DS is 5, in year 1, undiagnosed but most likely has AS. He's been stuck in a pattern of behaviour for almost a month now which I'm struggling to deal with and I can't really understand. DS is an only child and we're pretty sensitive to the pressures he's been under at school and try to accommodate his wishes and demands as much as we can.
The main problem is that, despite our best efforts, he's prone to what looks like sulking. Like a lot of kids, he enjoys playing on the iPad and watching TV. We used to limit his time on these but recently relaxed the rules to cut him some slack and noticed that he self-regulates and doesn't want to play or watch for that long anyway. He shuffles around the house from one room to another, looking bored out of his mind, he flops down on the sofa, pushing his head into the cushions and often makes nonsensical noises whilst doing it. I'm guessing he might be under-stimulated during these phases and the sounds and flopping around are stimming behaviours.
So it seems safe to assume that he needs to get out to a playground or something, something to stimulate the senses.
We're at the grandparents at the moment, he loves being here and always asks to go, they're really good at playing with him and have a lot of patience.

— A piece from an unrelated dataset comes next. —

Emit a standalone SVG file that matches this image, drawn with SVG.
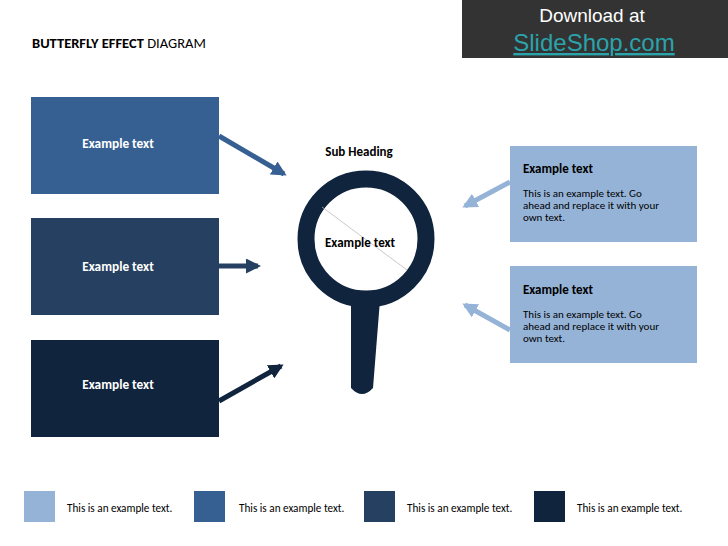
<svg xmlns="http://www.w3.org/2000/svg" width="728" height="546" viewBox="0 0 728 546">
<style>
text{font-family:Carlito,"Liberation Sans",sans-serif}
.w{fill:#fff;font-size:13.3px;font-weight:bold}
.b{fill:#000;font-size:13px;font-weight:bold}
.s{fill:#000;font-size:11px}
.l{fill:#000;font-size:11.2px}
</style>
<defs>
<marker id="aL" viewBox="0 0 10 10" refX="8" refY="5" markerWidth="3" markerHeight="3" orient="auto"><path d="M0,0L10,5L0,10z" fill="#95b3d7"/></marker>
<marker id="aM" viewBox="0 0 10 10" refX="8" refY="5" markerWidth="3" markerHeight="3" orient="auto"><path d="M0,0L10,5L0,10z" fill="#376092"/></marker>
<marker id="aD" viewBox="0 0 10 10" refX="8" refY="5" markerWidth="3" markerHeight="3" orient="auto"><path d="M0,0L10,5L0,10z" fill="#254061"/></marker>
<marker id="aX" viewBox="0 0 10 10" refX="8" refY="5" markerWidth="3" markerHeight="3" orient="auto"><path d="M0,0L10,5L0,10z" fill="#10243e"/></marker>
</defs>
<rect width="728" height="546" fill="#fff"/>
<g id="banner"><rect x="462" y="0" width="266" height="58" fill="#333"/>
<text x="592" y="22" text-anchor="middle" style="font-family:'Liberation Sans',sans-serif;font-size:19px" fill="#fff">Download at</text>
<text x="594" y="51" text-anchor="middle" style="font-family:'Liberation Sans',sans-serif;font-size:24px;text-decoration:underline" fill="#2aa3ab">SlideShop.com</text></g>
<text x="32" y="48" style="font-size:14.5px" fill="#000"><tspan font-weight="bold">BUTTERFLY EFFECT</tspan> DIAGRAM</text>
<g id="box1"><rect x="31" y="97" width="188" height="97" fill="#376092"/><text class="w" x="118" y="148" text-anchor="middle">Example text</text></g>
<g id="box2"><rect x="31" y="218" width="188" height="97" fill="#254061"/><text class="w" x="118" y="271" text-anchor="middle">Example text</text></g>
<g id="box3"><rect x="31" y="340" width="188" height="97" fill="#10243e"/><text class="w" x="118" y="389" text-anchor="middle">Example text</text></g>
<g id="box4"><rect x="510" y="146" width="187" height="96" fill="#95b3d7"/><text class="b" x="523" y="173">Example text</text><text class="s" x="523" y="197">This is an example text. Go</text><text class="s" x="523" y="209">ahead and replace it with your</text><text class="s" x="523" y="221">own text.</text></g>
<g id="box5"><rect x="510" y="266" width="187" height="97" fill="#95b3d7"/><text class="b" x="523" y="294">Example text</text><text class="s" x="523" y="318">This is an example text. Go</text><text class="s" x="523" y="330">ahead and replace it with your</text><text class="s" x="523" y="342">own text.</text></g>
<g id="magnifier">
<text class="b" x="359" y="156" text-anchor="middle">Sub Heading</text>
<path d="M351,300 L380,300 L373,388 Q362,400 351,388 Z" fill="#10243e"/>
<circle cx="366" cy="239" r="60" fill="none" stroke="#10243e" stroke-width="17"/>
<line x1="322" y1="207" x2="407" y2="270" stroke="#bbb" stroke-width="0.8"/>
<text class="b" x="360" y="247" text-anchor="middle">Example text</text>
</g>
<g id="connectors" stroke-width="5" fill="none">
<line x1="219" y1="136" x2="284" y2="174" stroke="#376092" marker-end="url(#aM)"/>
<line x1="219" y1="266" x2="258" y2="266" stroke="#254061" marker-end="url(#aD)"/>
<line x1="219" y1="401" x2="281" y2="366" stroke="#10243e" marker-end="url(#aX)"/>
<line x1="510" y1="182" x2="465" y2="206" stroke="#95b3d7" marker-end="url(#aL)"/>
<line x1="510" y1="330" x2="465" y2="305" stroke="#95b3d7" marker-end="url(#aL)"/>
</g>
<g id="legend">
<rect x="24" y="491" width="31" height="31" fill="#95b3d7"/><text class="l" x="67" y="512">This is an example text.</text>
<rect x="194" y="491" width="31" height="31" fill="#376092"/><text class="l" x="239" y="512">This is an example text.</text>
<rect x="364" y="491" width="31" height="31" fill="#254061"/><text class="l" x="407" y="512">This is an example text.</text>
<rect x="534" y="491" width="31" height="31" fill="#10243e"/><text class="l" x="577" y="512">This is an example text.</text>
</g>
</svg>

They suggested taking him out to the playground (which he usually loves) but he doesn't want to go, he wants to go to the "playground near home". I'm almost certain it's not about the specific playground and wondering if this sort of thing sounds familiar to any of you? And I'm only highlighting this as an example of the kind of resistance he often puts up to suggestions – it's like this all the time. Always with the "but"!
I'm not sure how to help him, how to cheer him up. Tickling usually works, but it's short lived. He likes having other children to play with but he's often terrible at it and it's the only time he ever has meltdowns. My parents are willing to play with him in the childish way but again, it only sustains him for a short time.
I suppose he doesn't like being told what to do. But he's bored and we're just trying to please him. Going to the "playground near home" is unrealistic and he knows that. He's going from one activity to another and can't settle on anything.
Anyone got any good suggestions or can shed any light on this? I know it sounds kind of small but it feels like he can't snap out of this mode of behaviour and it is slowly but surely driving batshit crazy!